Figure scripts:
******************************
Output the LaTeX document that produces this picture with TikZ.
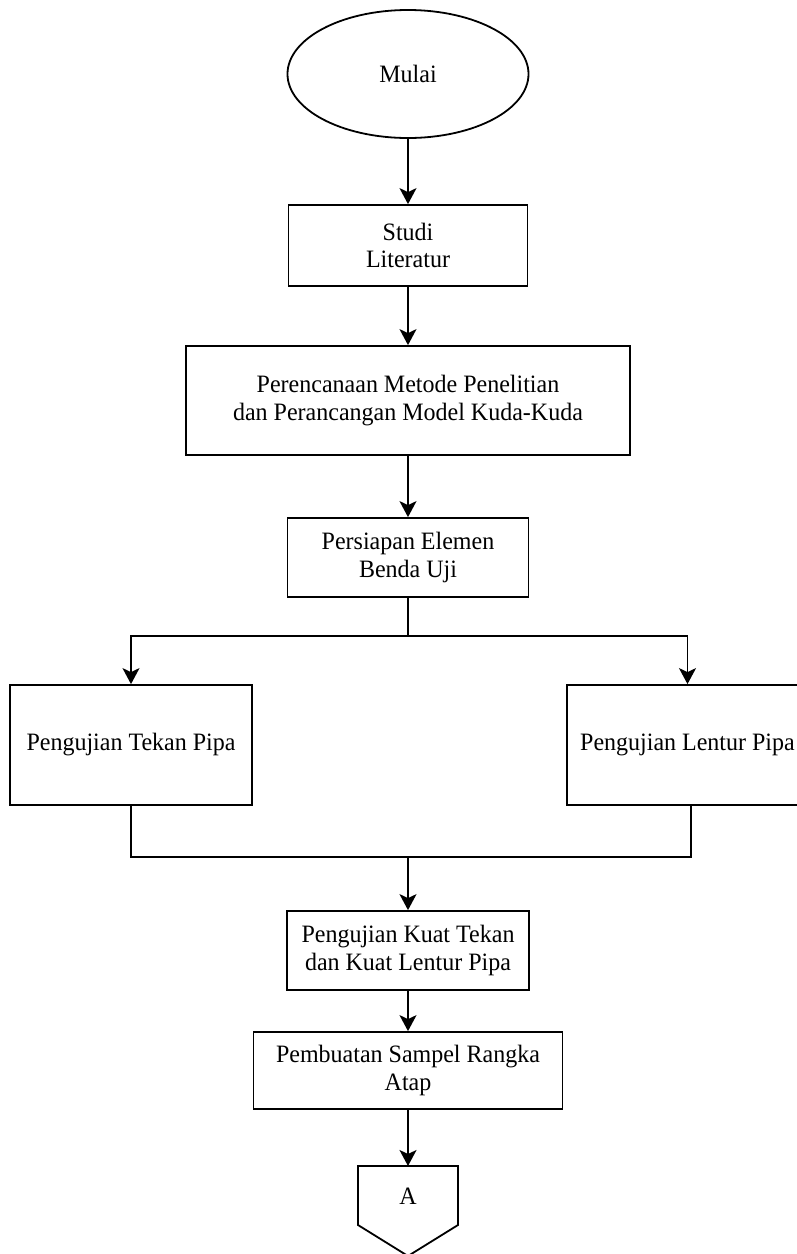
\documentclass[tikz,border=0pt]{standalone}
\usepackage{fontspec}
\setmainfont{Liberation Serif}[FakeStretch=0.96]
\usetikzlibrary{shapes.geometric,arrows.meta}
\begin{document}
\begin{tikzpicture}[x=1pt,y=-1pt,
  txt/.style={font=\fontsize{25}{27.5}\selectfont, align=center},
  box/.style={txt, draw, line width=1.8pt, rectangle, inner sep=0pt, fill=white},
  conn/.style={line width=1.8pt},
  arr/.style={conn, -{Stealth[length=16pt,width=17pt,inset=4pt]}}]
\useasboundingbox (0,0) rectangle (797,1254);
\fill[white] (0,0) rectangle (797,1254);

\node[box, ellipse, minimum width=241pt, minimum height=128pt] (start) at (408,74) {Mulai};
\node[box, minimum width=239pt, minimum height=81pt] (studi) at (408,245.5) {Studi\\Literatur};
\node[box, minimum width=444pt, minimum height=109pt] (plan) at (408,400.5) {Perencanaan Metode Penelitian\\dan Perancangan Model Kuda-Kuda};
\node[box, minimum width=241pt, minimum height=79pt] (prep) at (408,557.5) {Persiapan Elemen\\Benda Uji};
\node[box, minimum width=242pt, minimum height=120pt] (left) at (131,745) {Pengujian Tekan Pipa};
\node[box, minimum width=241pt, minimum height=120pt] (right) at (687.5,745) {Pengujian Lentur Pipa};
\node[box, minimum width=242pt, minimum height=79pt] (kuat) at (408,950.5) {Pengujian Kuat Tekan\\dan Kuat Lentur Pipa};
\node[box, minimum width=309pt, minimum height=77pt] (buat) at (408,1070.5) {Pembuatan Sampel Rangka\\Atap};

\coordinate (p1) at (358,1166);
\coordinate (p2) at (458,1166);
\coordinate (p3) at (458,1225);
\coordinate (p4) at (408,1256);
\coordinate (p5) at (358,1225);
\draw[conn, fill=white] (p1) -- (p2) -- (p3) -- (p4) -- (p5) -- cycle;
\node[txt] (A) at (408,1196) {A};
\coordinate (Atop) at (408,1166);

\draw[arr] (start.south) -- (studi.north);
\draw[arr] (studi.south) -- (plan.north);
\draw[arr] (plan.south) -- (prep.north);

\coordinate (split) at (408,636);
\draw[conn] (prep.south) -- (split);
\draw[arr] (split) -| (left.north);
\draw[arr] (split) -| (right.north);

\coordinate (merge) at (408,857);
\coordinate (rb) at (691,805);
\draw[conn] (left.south) |- (merge);
\draw[conn] (rb) |- (merge);
\draw[arr] (merge) -- (kuat.north);
\draw[arr] (kuat.south) -- (buat.north);
\draw[arr] (buat.south) -- (Atop);
\end{tikzpicture}
\end{document}
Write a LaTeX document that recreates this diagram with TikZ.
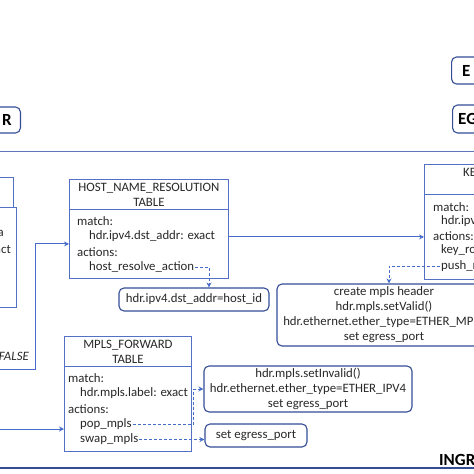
\documentclass[tikz,border=0pt]{standalone}
\usepackage{fontspec}
\setmainfont{Carlito}
\usetikzlibrary{arrows.meta,calc}
\definecolor{tblue}{RGB}{84,112,196}
\definecolor{navy}{RGB}{52,76,150}
\definecolor{ablue}{RGB}{68,108,200}
\definecolor{lineg}{RGB}{96,118,184}
\definecolor{txt}{RGB}{40,40,40}
\begin{document}
\begin{tikzpicture}[x=1pt,y=-1pt,
  font=\fontsize{12.8}{15}\selectfont, text=txt,
  tbl/.style={draw=tblue,line width=0.9pt,inner sep=0pt,anchor=north west,align=center},
  rbox/.style={draw=navy,line width=1.1pt,rounded corners=5pt,align=center,inner sep=0pt},
  ln/.style={anchor=west,inner sep=1pt},
  arr/.style={draw=ablue,line width=1pt,-{Stealth[length=5pt,width=5pt]}},
  darr/.style={arr,dash pattern=on 3pt off 2pt},
  lbl/.style={font=\fontsize{17}{20}\selectfont\bfseries,text=black,inner sep=0pt}]
\useasboundingbox (0,0) rectangle (474,474);
\fill[white] (0,0) rectangle (474,474);
\clip (0,0) rectangle (474,474);

% section labels
\node[rbox, minimum width=60pt, minimum height=26pt, anchor=east] (rbx) at (21,120) {};
\node[lbl, anchor=east] (rtxt) at (12,120) {R};
\node[rbox, minimum width=60pt, minimum height=27pt, anchor=west] (e1) at (451,70.5) {};
\node[lbl, anchor=west] (e1t) at (462,70.5) {E};
\node[rbox, minimum width=60pt, minimum height=28pt, anchor=west] (e2) at (452,119) {};
\node[lbl, anchor=west] (e2t) at (458,119) {EG};
\node[lbl, anchor=west] (ingr) at (439,460) {INGR};

% dividers
\draw[lineg, line width=0.8pt] (0,151) -- (474,151);
\draw[navy, line width=1.6pt] (0,468) -- (474,468);

% left partial table
\node[tbl, minimum width=73pt, minimum height=30pt] (lhead) at (-60,177) {};
\node[tbl, minimum width=76pt, minimum height=100pt] (lbody) at (-60,207) {};
\node[ln, anchor=east] (la) at (5,233) {a};
\node[ln, anchor=east] (lx) at (12,249) {exact};
\node[ln, anchor=east, font=\fontsize{12.8}{15}\selectfont\itshape] (false) at (30,356) {FALSE};
\coordinate (fin) at (0,369);

% host name resolution table
\node[tbl, minimum width=159pt, minimum height=30pt] (hosthead) at (69,179) {HOST\_NAME\_RESOLUTION\\TABLE};
\node[tbl, minimum width=159pt, minimum height=69pt] (hostbody) at (69,209) {};
\node[ln] (hm) at (76,221) {match:};
\node[ln] (hd) at (88,236) {hdr.ipv4.dst\_addr: exact};
\node[ln] (ha) at (76,252) {actions:};
\node[ln] (hra) at (88,267) {host\_resolve\_action};
\node[rbox, minimum width=150pt, minimum height=23pt] (hostid) at (194,299.5) {hdr.ipv4.dst\_addr=host\_id};

% key table
\node[tbl, minimum width=100pt, minimum height=30pt] (keyhead) at (424,164) {};
\node[ln] (keyt) at (462,172) {KE};
\node[tbl, minimum width=100pt, minimum height=85pt] (keybody) at (424,194) {};
\node[ln] (km) at (432,207) {match:};
\node[ln] (kd) at (440,221) {hdr.ipv4.dst\_addr: exact};
\node[ln] (ka) at (432,236) {actions:};
\node[ln] (kr) at (440,250) {key\_ro};
\node[ln] (kp) at (440,266) {push\_mpls};
\node[rbox, minimum width=214pt, minimum height=62pt] (mplshdr) at (384,315) {create mpls header\\hdr.mpls.setValid()\\hdr.ethernet.ether\_type=ETHER\_MPLS\\set egress\_port};

% mpls forward table
\node[tbl, minimum width=127pt, minimum height=30pt] (mplshead) at (64,336) {MPLS\_FORWARD\\TABLE};
\node[tbl, minimum width=127pt, minimum height=85pt] (mplsbody) at (64,366) {};
\node[ln] (mm) at (67,378) {match:};
\node[ln] (ml) at (79,393) {hdr.mpls.label: exact};
\node[ln] (ma) at (67,409) {actions:};
\node[ln] (pop) at (79,424) {pop\_mpls};
\node[ln] (swap) at (79,439.5) {swap\_mpls};
\coordinate (min) at (0,429);
\node[rbox, minimum width=208pt, minimum height=46pt] (setinv) at (308,389) {hdr.mpls.setInvalid()\\hdr.ethernet.ether\_type=ETHER\_IPV4\\set egress\_port};
\node[rbox, minimum width=102pt, minimum height=23pt] (setport) at (256,435.5) {set egress\_port};

% connectors
\draw[arr] (fin) -| ([xshift=-34pt]hostbody.west) -- (hostbody.west);
\draw[arr] (hostbody.east |- keybody.west) -- (keybody.west);
\draw[darr] (hra.east) -| ([xshift=15pt]hostid.north);
\draw[darr] (kp.west) -| ([xshift=5pt]mplshdr.north);
\draw[arr] (min) -- (min -| mplsbody.west);
\draw[darr] (pop.east) -| ([xshift=-10pt]setinv.west) -- (setinv.west);
\draw[darr] (swap.east) -- (swap.east -| setport.west);
\end{tikzpicture}
\end{document}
******************************
Print everything from the line with "Write a LaTeX" down to the line with "(0,468) -- (474,468);" in the entries above, both lines included and nothing more, without the pictures.

Write a LaTeX document that recreates this diagram with TikZ.
\documentclass[tikz,border=0pt]{standalone}
\usepackage{fontspec}
\setmainfont{Carlito}
\usetikzlibrary{arrows.meta,calc}
\definecolor{tblue}{RGB}{84,112,196}
\definecolor{navy}{RGB}{52,76,150}
\definecolor{ablue}{RGB}{68,108,200}
\definecolor{lineg}{RGB}{96,118,184}
\definecolor{txt}{RGB}{40,40,40}
\begin{document}
\begin{tikzpicture}[x=1pt,y=-1pt,
  font=\fontsize{12.8}{15}\selectfont, text=txt,
  tbl/.style={draw=tblue,line width=0.9pt,inner sep=0pt,anchor=north west,align=center},
  rbox/.style={draw=navy,line width=1.1pt,rounded corners=5pt,align=center,inner sep=0pt},
  ln/.style={anchor=west,inner sep=1pt},
  arr/.style={draw=ablue,line width=1pt,-{Stealth[length=5pt,width=5pt]}},
  darr/.style={arr,dash pattern=on 3pt off 2pt},
  lbl/.style={font=\fontsize{17}{20}\selectfont\bfseries,text=black,inner sep=0pt}]
\useasboundingbox (0,0) rectangle (474,474);
\fill[white] (0,0) rectangle (474,474);
\clip (0,0) rectangle (474,474);

% section labels
\node[rbox, minimum width=60pt, minimum height=26pt, anchor=east] (rbx) at (21,120) {};
\node[lbl, anchor=east] (rtxt) at (12,120) {R};
\node[rbox, minimum width=60pt, minimum height=27pt, anchor=west] (e1) at (451,70.5) {};
\node[lbl, anchor=west] (e1t) at (462,70.5) {E};
\node[rbox, minimum width=60pt, minimum height=28pt, anchor=west] (e2) at (452,119) {};
\node[lbl, anchor=west] (e2t) at (458,119) {EG};
\node[lbl, anchor=west] (ingr) at (439,460) {INGR};

% dividers
\draw[lineg, line width=0.8pt] (0,151) -- (474,151);
\draw[navy, line width=1.6pt] (0,468) -- (474,468);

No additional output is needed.